I went to the Pumpkin Patch’s corn maze with my longtime friend and occasional argument-participant Missy last weekend. I got a free pass when I ran the Foot Traffic Flat in July, which started at the Pumpkin Patch. We saw the following:

  • punkins

  • corn

  • small animals

  • some other stuff

If you’re wondering if we got through the maze: we did. We ate pumpkin pie and two alright burgers and an apple cider float and two pumpkin spice beers and elote1 and then wandered in a corn maze for an hour and then on the drive home I was a little concerned that I would poop my pants. See, I told you runners think about this all the time!

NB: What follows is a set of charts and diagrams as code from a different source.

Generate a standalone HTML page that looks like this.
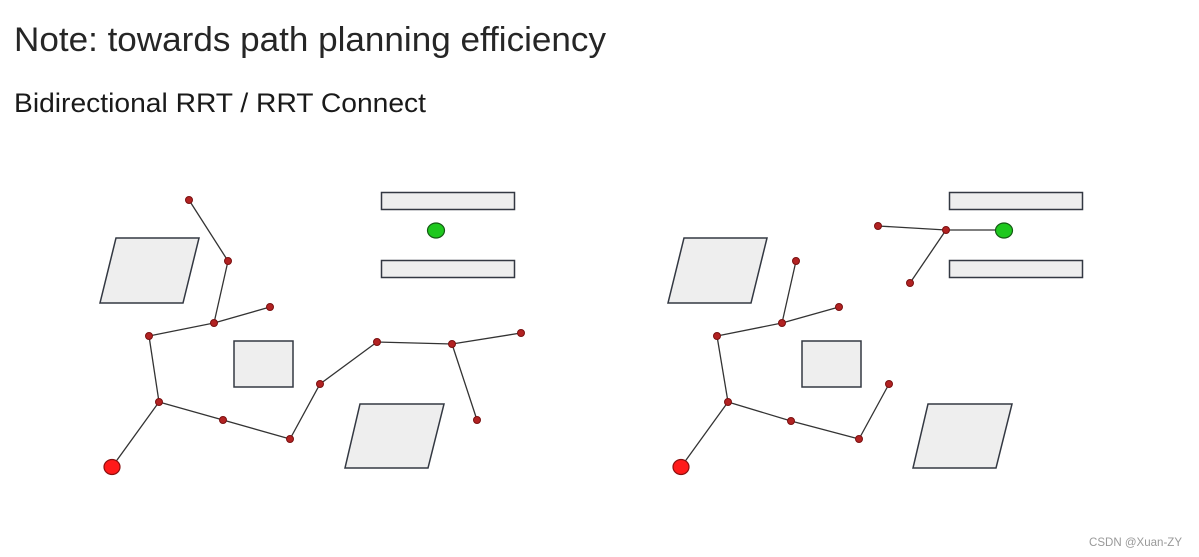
<!DOCTYPE html>
<html><head><meta charset="utf-8"><style>
html,body{margin:0;padding:0;background:#fff;}
svg{display:block;}
</style></head><body>
<svg width="1199" height="557" viewBox="0 0 1199 557" xmlns="http://www.w3.org/2000/svg">
<rect width="1199" height="557" fill="#fff"/>
<text x="14" y="51" font-family="Liberation Sans, sans-serif" font-size="34" fill="#262626" textLength="592" lengthAdjust="spacingAndGlyphs">Note: towards path planning efficiency</text>
<text x="14" y="112" font-family="Liberation Sans, sans-serif" font-size="27" fill="#1a1a1a" textLength="412" lengthAdjust="spacingAndGlyphs">Bidirectional RRT / RRT Connect</text>
<text x="1089" y="546" font-family="Liberation Sans, sans-serif" font-size="12" fill="#999" textLength="93" lengthAdjust="spacingAndGlyphs">CSDN @Xuan-ZY</text>

<g fill="#eeeeee" stroke="#333842" stroke-width="1.5">
<polygon points="116,238 199,238 183,303 100,303"/>
<rect x="234" y="341" width="59" height="46"/>
<polygon points="360,404 444,404 428,468 345,468"/>
<rect x="381.5" y="192.5" width="133" height="17"/>
<rect x="381.5" y="260.5" width="133" height="17"/>
<polygon points="684,238 767,238 751,303 668,303"/>
<rect x="802" y="341" width="59" height="46"/>
<polygon points="928,404 1012,404 996,468 913,468"/>
<rect x="949.5" y="192.5" width="133" height="17"/>
<rect x="949.5" y="260.5" width="133" height="17"/>
</g>

<g stroke="#333" stroke-width="1.3" fill="none">
<polyline points="189,200 228,261 214,323 149,336 159,402 112,467"/>
<line x1="214" y1="323" x2="270" y2="307"/>
<polyline points="159,402 223,420 290,439 320,384 377,342 452,344 521,333"/>
<line x1="452" y1="344" x2="477" y2="420"/>

<polyline points="796,261 782,323 717,336 728,402 681,467"/>
<line x1="782" y1="323" x2="839" y2="307"/>
<polyline points="728,402 791,421 859,439 889,384"/>
<polyline points="878,226 946,230 1004,230"/>
<line x1="946" y1="230" x2="910" y2="283"/>
</g>

<g fill="#b22222" stroke="#7a1010" stroke-width="1">
<circle cx="189" cy="200" r="3.5"/><circle cx="228" cy="261" r="3.5"/><circle cx="214" cy="323" r="3.5"/>
<circle cx="270" cy="307" r="3.5"/><circle cx="149" cy="336" r="3.5"/><circle cx="159" cy="402" r="3.5"/>
<circle cx="223" cy="420" r="3.5"/><circle cx="290" cy="439" r="3.5"/><circle cx="320" cy="384" r="3.5"/>
<circle cx="377" cy="342" r="3.5"/><circle cx="452" cy="344" r="3.5"/><circle cx="521" cy="333" r="3.5"/>
<circle cx="477" cy="420" r="3.5"/>
<circle cx="796" cy="261" r="3.5"/><circle cx="782" cy="323" r="3.5"/><circle cx="839" cy="307" r="3.5"/>
<circle cx="717" cy="336" r="3.5"/><circle cx="728" cy="402" r="3.5"/><circle cx="791" cy="421" r="3.5"/>
<circle cx="859" cy="439" r="3.5"/><circle cx="889" cy="384" r="3.5"/>
<circle cx="878" cy="226" r="3.5"/><circle cx="946" cy="230" r="3.5"/><circle cx="910" cy="283" r="3.5"/>
</g>
<g stroke="#8a1010" stroke-width="1.2" fill="#ff1a1a">
<ellipse cx="112" cy="467" rx="8" ry="7.5"/>
<ellipse cx="681" cy="467" rx="8" ry="7.5"/>
</g>
<g stroke="#155a15" stroke-width="1.2" fill="#1ec81e">
<ellipse cx="436" cy="230.5" rx="8.5" ry="7.5"/>
<ellipse cx="1004" cy="230.5" rx="8.5" ry="7.5"/>
</g>
</svg>
</body></html>
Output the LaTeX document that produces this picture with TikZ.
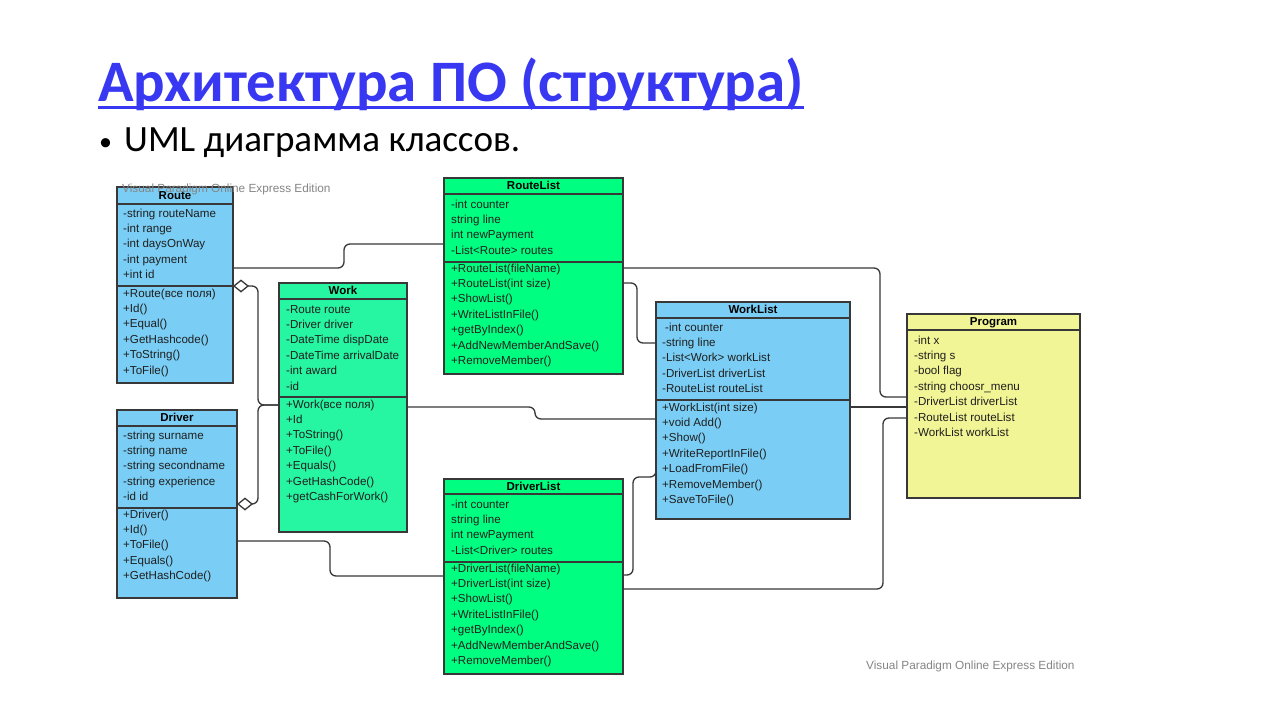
\documentclass[tikz,border=0pt]{standalone}
\usepackage{graphicx}
\usepackage{fontspec}
\setmainfont{Liberation Sans}
\newfontfamily\slidefont{Carlito}
\usetikzlibrary{arrows.meta}

\definecolor{clsblue}{HTML}{7ACEF5}
\definecolor{clsgreen}{HTML}{00FF80}
\definecolor{worktone}{HTML}{26F5A2}
\definecolor{progyellow}{HTML}{F2F595}
\definecolor{edgegray}{HTML}{383838}
\definecolor{linkblue}{HTML}{3838F2}
\definecolor{wmgray}{HTML}{858585}

% one class box: name, fill, x1, y1, x2, y2, header rule y, title
\newcommand\classbox[8]{%
  \node[classrect, fill=#2, minimum width={#5-#3}, minimum height={#6-#4}] (#1) at (#3,#4) {};
  \draw[rule] (#3,#7) -- (#5,#7);
  \node[hdr] (#1-title) at ({(#3+#5)/2},{(#4+#7)/2+0.5}) {#8};
}
% a column of member rows: name prefix, x, first y, list
\newcommand\memberrows[4]{%
  \foreach \t [count=\i] in {#4} {\node[row] (#1\i) at (#2,{#3+15.45*(\i-1)}) {\t};}
}

\begin{document}
\begin{tikzpicture}[x=1pt,y=-1pt,
  classrect/.style={draw=edgegray, line width=1.3pt, anchor=north west, inner sep=0pt, outer sep=0pt},
  rule/.style={draw=edgegray, line width=1.3pt},
  hdr/.style={font=\bfseries\fontsize{11.5}{13}\selectfont, inner sep=0pt, text height=8.5pt, text depth=2.5pt},
  row/.style={font=\fontsize{11.6}{13}\selectfont, anchor=west, inner sep=0pt, text height=8.5pt, text depth=2.5pt, text=black!88},
  wire/.style={draw=edgegray, line width=1.3pt, rounded corners=6pt},
  agg/.style={wire, {Diamond[open, fill=white, length=16pt, width=13pt, line width=1.3pt]}-},
  wm/.style={font=\fontsize{11.8}{13}\selectfont, text=wmgray, inner sep=0pt, anchor=west}
]
\useasboundingbox[fill=white] (0,0) rectangle (1280,720);

% heading and bullet line
\node[anchor=base west, inner sep=0pt, text=linkblue] (title) at (98,101)
  {\resizebox{705pt}{!}{\slidefont\bfseries Архитектура ПО (структура)}};
\draw[linkblue, line width=3pt] ([yshift=-6.5pt]title.base west) -- ([yshift=-6.5pt]title.base east);
\node[anchor=base west, inner sep=0pt] (bullet) at (99,150) {\slidefont\fontsize{26}{30}\selectfont •};
\node[anchor=base west, inner sep=0pt] (subtitle) at (124,151)
  {\resizebox{396pt}{!}{\slidefont UML диаграмма классов.}};

% classes
\classbox{Route}{clsblue}{117}{187}{233}{383}{204}{Route}
\draw[rule] (117,286) -- (233,286);
\memberrows{Route-a}{123}{214}{-string routeName,-int range,-int daysOnWay,-int payment,+int id}
\memberrows{Route-m}{123}{294}{+Route(все поля),+Id(),+Equal(),+GetHashcode(),+ToString(),+ToFile()}

\classbox{Driver}{clsblue}{117}{410}{237}{598}{426}{Driver}
\draw[rule] (117,508) -- (237,508);
\memberrows{Driver-a}{123}{436}{-string surname,-string name,-string secondname,-string experience,-id id}
\memberrows{Driver-m}{123}{515}{+Driver(),+Id(),+ToFile(),+Equals(),+GetHashCode()}

\classbox{Work}{worktone}{279}{283}{407}{532}{299}{Work}
\draw[rule] (279,397) -- (407,397);
\memberrows{Work-a}{286}{310}{-Route route,-Driver driver,-DateTime dispDate,-DateTime arrivalDate,-int award,-id}
\memberrows{Work-m}{286}{405}{+Work(все поля),+Id,+ToString(),+ToFile(),+Equals(),+GetHashCode(),+getCashForWork()}

\classbox{RouteList}{clsgreen}{444}{178}{623}{374}{194}{RouteList}
\draw[rule] (444,262) -- (623,262);
\memberrows{RouteList-a}{451}{205}{-int counter,string line,int newPayment,-List<Route> routes}
\memberrows{RouteList-m}{451}{269}{+RouteList(fileName),+RouteList(int size),+ShowList(),+WriteListInFile(),+getByIndex(),+AddNewMemberAndSave(),+RemoveMember()}

\classbox{DriverList}{clsgreen}{444}{479}{623}{674}{494}{DriverList}
\draw[rule] (444,562) -- (623,562);
\memberrows{DriverList-a}{451}{505}{-int counter,string line,int newPayment,-List<Driver> routes}
\memberrows{DriverList-m}{451}{569}{+DriverList(fileName),+DriverList(int size),+ShowList(),+WriteListInFile(),+getByIndex(),+AddNewMemberAndSave(),+RemoveMember()}

\classbox{WorkList}{clsblue}{656}{302}{850}{519}{318}{WorkList}
\draw[rule] (656,400) -- (850,400);
\memberrows{WorkList-a}{662}{328}{\hspace{3pt}-int counter,-string line,-List<Work> workList,-DriverList driverList,-RouteList routeList}
\memberrows{WorkList-m}{662}{408}{+WorkList(int size),+void Add(),+Show(),+WriteReportInFile(),+LoadFromFile(),+RemoveMember(),+SaveToFile()}

\classbox{Program}{progyellow}{907}{314}{1080}{498}{330}{Program}
\memberrows{Program-a}{914}{341}{-int x,-string s,-bool flag,-string choosr\_menu,-DriverList driverList,-RouteList routeList,-WorkList workList}

% tool watermarks
\node[wm] (wmark-top) at (122,189) {Visual Paradigm Online Express Edition};
\node[wm] (wmark-bottom) at (866,666) {Visual Paradigm Online Express Edition};

% associations
\draw[wire] ([yshift=-81pt]Route.north east) -- ++(111,0) |- ([yshift=-66pt]RouteList.north west);
\draw[agg] ([yshift=-99pt]Route.north east) -- ++(25,0) |- ([yshift=-122pt]Work.north west);
\draw[agg] ([yshift=-94pt]Driver.north east) -- ++(21,0) |- ([yshift=-122pt]Work.north west);
\draw[wire] ([yshift=-124pt]Work.north east) -- ++(128,0) |- ([yshift=-117pt]WorkList.north west);
\draw[wire] ([yshift=-131pt]Driver.north east) -- ++(93,0) |- ([yshift=-97pt]DriverList.north west);
\draw[wire] ([yshift=-105pt]RouteList.north east) -- ++(14,0) |- ([yshift=-41pt]WorkList.north west);
\draw[wire] ([yshift=-90pt]RouteList.north east) -- ++(257,0) |- ([yshift=-83pt]Program.north west);
\draw[wire] ([yshift=-105pt]WorkList.north east) -- ([yshift=-93pt]Program.north west);
\draw[wire] ([yshift=-110pt]DriverList.north east) -- ++(260,0) |- ([yshift=-104pt]Program.north west);
\draw[wire] ([yshift=-96pt]DriverList.north east) -- ++(10,0) |- ([yshift=-175pt]WorkList.north west)
  -- ([yshift=-163pt]WorkList.north west);
\end{tikzpicture}
\end{document}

We tried to take creepy photos of ourselves in the corn:

I think Missy wins this one.

Glasses

In other news, I have decided, after six long years, that perhaps it is time to get a new pair of glasses. I am going through Warby Parker (#NotAnAd); the try-ons are in the mail. Here’s the thing, folks: I’m a big tall dude with a big tall head. I don’t dislike the idea of wandering through an eyeglass store trying on pairs, but the truth of the matter is, my head too big. My head too big and it’s just easier to get Big Head Stuff online. Even my current glasses, which I like a lot, were the biggest pair they had available at America’s Best back in 2017, and they still look slightly narrow on my face.

The problem with Warby Parker is that I hate the phrase Warby Parker. It’s the Lollapalooza of eyewear names. Warby? If I was a newborn infant and you said out loud, “Your name is Warby,” I would immediately grow several trillion brain neurons with which to articulate the word, “No.” Apparently the name is taken from two names from a Jack Kerouac journal, not even an actual novel. It’s a venture capitalist brand started by venture capitalists and I’ll let you guess if they were all rich white men or not. I’ll give you a hint: they all started the company with seed money from Wharton School of Business.

But what can you do. Nobody’s hand-crafting glasses out of reclaimed beachwood and coke bottles ground into lenses, you know what I mean? Or maybe they are. But it’s easier for my big head to shop online. That’s where it’s easiest to get tall sized shirts, for example. It’s impossible to do this at the store. Last time I went to the Target at Mall 205 the men’s section looked like a rabid wolverine went on a rampage in there. I couldn’t find anything. The only section that looked decent were the Hadrian’s Wall of jeans.

So anyway, expect a future post with possible pictures of future eyewear candidates.

50/90

The 50/90 challenge ends this week and I think I’m tapped out on songs. I got 25, 25 lo-fi demos for potential cultivation. Here’s another if you’d like to listen. It’s called “it ends all lonesome.”

it ends all lonesome
you think you should care
drop all your worries
cut off your hair

they tell you it's hard
the wine chilled in ice
it ends all lonesome
but it feels rather nice

you fight this feeling
all dark in your gut
the days escape you
you're stuck in a rut

but it's not all bad
walks through your neighborhood
you fight this feeling
but it feels pretty good

of course there's closure
a door's gotta close
peel out in the driveway
in those last little throes

you can cry all day
almost as if by design
of course there's closure
and it feels pretty fine

The End

When next we meet, I will have a shiny new Portland (Half) Marathon finisher’s medal. I may have also ground my two legs into bloody pulps. We’ll see!

  1. I could’ve sworn elote was spelled élote, but I can’t find proof of this online. I did however see a recipe for elote (aka Mexican street corn) which said it uses a “creamy mayo and sour cream mixture,” unlike the chunky mayo and sour cream mixtures I’ve seen … nowhere. Ever. ↩︎

Comments

2 responses to “The Portland (Half) Marathon Pregame Show”

  1. Missy Tate Avatar
    Missy Tate

    And in the corn maze, I had a slight concern that I might pee my pants. We’re all just electric meat and excrement.

  2. SGardner Avatar
    SGardner

    “Warby” always comes out of my mouth as “Warbly” which I think is better because it’s really leaning into the stupid and sounds like its describing how a stork walks? I don’t wear glasses, but I’ve heard very good things about Warbly Parkers.